Google used to host instructions for serving a static site from Google Cloud Storage (GCS) by simply pointing your domain’s A and AAAA records to a GCS VIP. The servers behind the GCS VIP, which get requests for a gazillion different buckets, would then use some form of vhosting to identify which bucket to serve up.

This is, presumably, similar to how Github pages work today.

The problem was that this only worked for plaintext http (not https). It looks like Google never did the magic trick that Github Pages do today of dynamically provisioning a cert (using Let’s Encrypt).
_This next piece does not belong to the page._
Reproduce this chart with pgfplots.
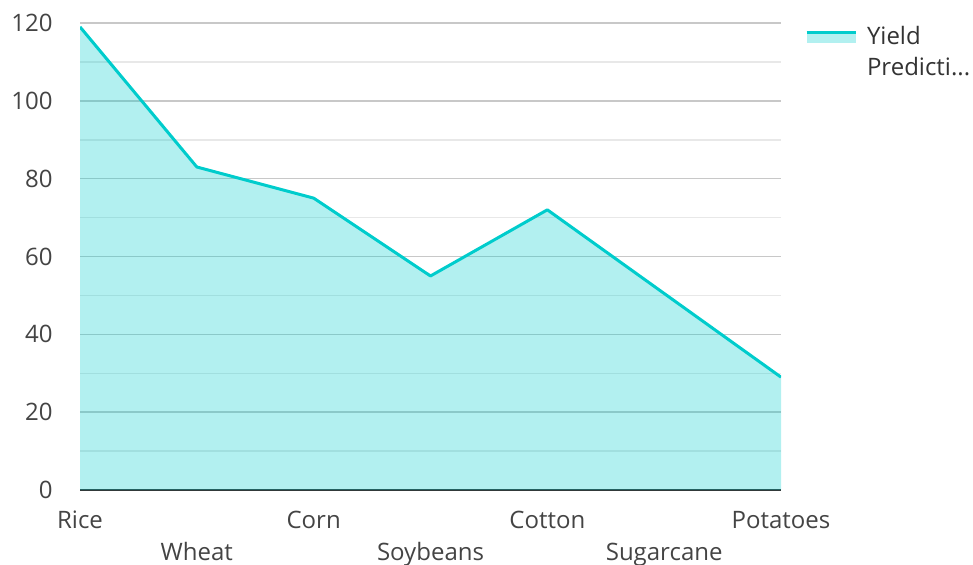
\documentclass[border=0pt]{standalone}
\usepackage{fontspec}
\setmainfont{Open Sans}
\usepackage{pgfplots}
\pgfplotsset{compat=1.18}
\definecolor{c0}{HTML}{00CCCC}
\definecolor{tickc}{HTML}{444444}
\definecolor{legc}{HTML}{333333}
\definecolor{majg}{HTML}{C8C8C8}
\definecolor{ming}{HTML}{E8E8E8}
\definecolor{axc}{HTML}{333333}
\begin{document}
\fontsize{12pt}{15.5pt}\selectfont
\begin{tikzpicture}
\begin{axis}[
  name=ax, scale only axis, width=350.5pt, height=233.5pt,
  xmin=0, xmax=6, ymin=0, ymax=120,
  axis x line*=bottom, axis y line*=left,
  axis line style={-},
  x axis line style={draw=axc, line width=1pt},
  y axis line style={draw=none},
  major tick length=0pt, minor tick length=0pt,
  tick style={draw=none},
  ytick={0,20,...,120}, minor ytick={10,30,...,110},
  ymajorgrids, yminorgrids,
  major grid style={draw=majg, line width=0.75pt},
  minor grid style={draw=ming, line width=0.75pt},
  /pgf/number format/assume math mode=true,
  yticklabel style={anchor=east, inner sep=0pt, xshift=-13.5pt, text=tickc, font=\fontsize{12pt}{14pt}\selectfont},
  xtick={0,2,4,6}, xticklabels={Rice,Corn,Cotton,Potatoes},
  xticklabel style={anchor=base, inner sep=0pt, yshift=-19pt, text=tickc, font=\fontsize{12pt}{14pt}\selectfont},
  extra x ticks={1,3,5}, extra x tick labels={Wheat,Soybeans,Sugarcane},
  extra x tick style={grid=none, xticklabel style={yshift=-16pt}},
  legend style={at={(rel axis cs:1,1)}, anchor=north west, draw=none, fill=none,
    inner sep=0pt, outer sep=0pt, xshift=12pt, yshift=0pt,
    nodes={inner sep=0pt, text=legc, font=\fontsize{12pt}{15.5pt}\selectfont},
    column sep=5pt},
  legend image code/.code={%
    \path[fill=c0, fill opacity=0.3, draw=none] (0pt,-3.5pt) rectangle (24.5pt,1.5pt);
    \path[draw=c0, line width=1.5pt] (0pt,1.5pt) -- (24.5pt,1.5pt);},
]
\addplot[draw=none, fill=c0, fill opacity=0.3, forget plot] coordinates {
  (0,119) (1,83) (2,75) (3,55) (4,72) (5,50.5) (6,29)
} \closedcycle;
\addplot[c0, line width=1.5pt, line join=round] coordinates {
  (0,119) (1,83) (2,75) (3,55) (4,72) (5,50.5) (6,29)
};
\addlegendentry{\begin{tabular}[t]{@{}l@{}}Yield\\Predicti...\end{tabular}}
\end{axis}
\pgfresetboundingbox
\path[use as bounding box] ([xshift=-40pt,yshift=-37pt]ax.south west) rectangle ([xshift=96pt,yshift=11.5pt]ax.north east);
\end{tikzpicture}
\end{document}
You could argue that this silly blog doesn’t need https but that’s not on the right side of history, and so it’s not surprising that Google has removed these old vhosting-oriented instructions.

They could have gone with a Github-Pages-like Let’s Encrypt path, by setting up a place to declare a desire for Google to go provision a cert for you, but instead, the new host-your-site-from-GCS instructions go with a more complex path of:

Allocating your own static VIP (probably both IPv4 and IPv6),
Obtaining your own cert, and
Setting up the Google Cloud Load Balancer pointing that VIP to your bucket using your cert.

This is more flexible and powerful (way more knobs to play with on both the cert and the load balancer!), but it’s more complicated. The fact that it uses a per-site static VIP means you need to pay for an ever-diminishing and thus ever-more-costly resource. (As of this writing, unused IPv4 addresses cost $113 / year, and AFAICT ones mapped to GCS buckets are free?! I assume that will change eventually as availability dwindles.)

I suppose that once IPv4 is sufficiently exhausted, after the ensuing chaos, everyone’s crappy ISP will finally support IPv6. Finally, it will be more reasonable to just generate free static IPv6 VIPs (forgoing IPv4), and then dispense with server-side tricks like vhosting to map multiple sites onto one IP address. In the meanwhile, “I just want to serve 4 TB from GCS” is slightly more complicated and potentially not-quite-free.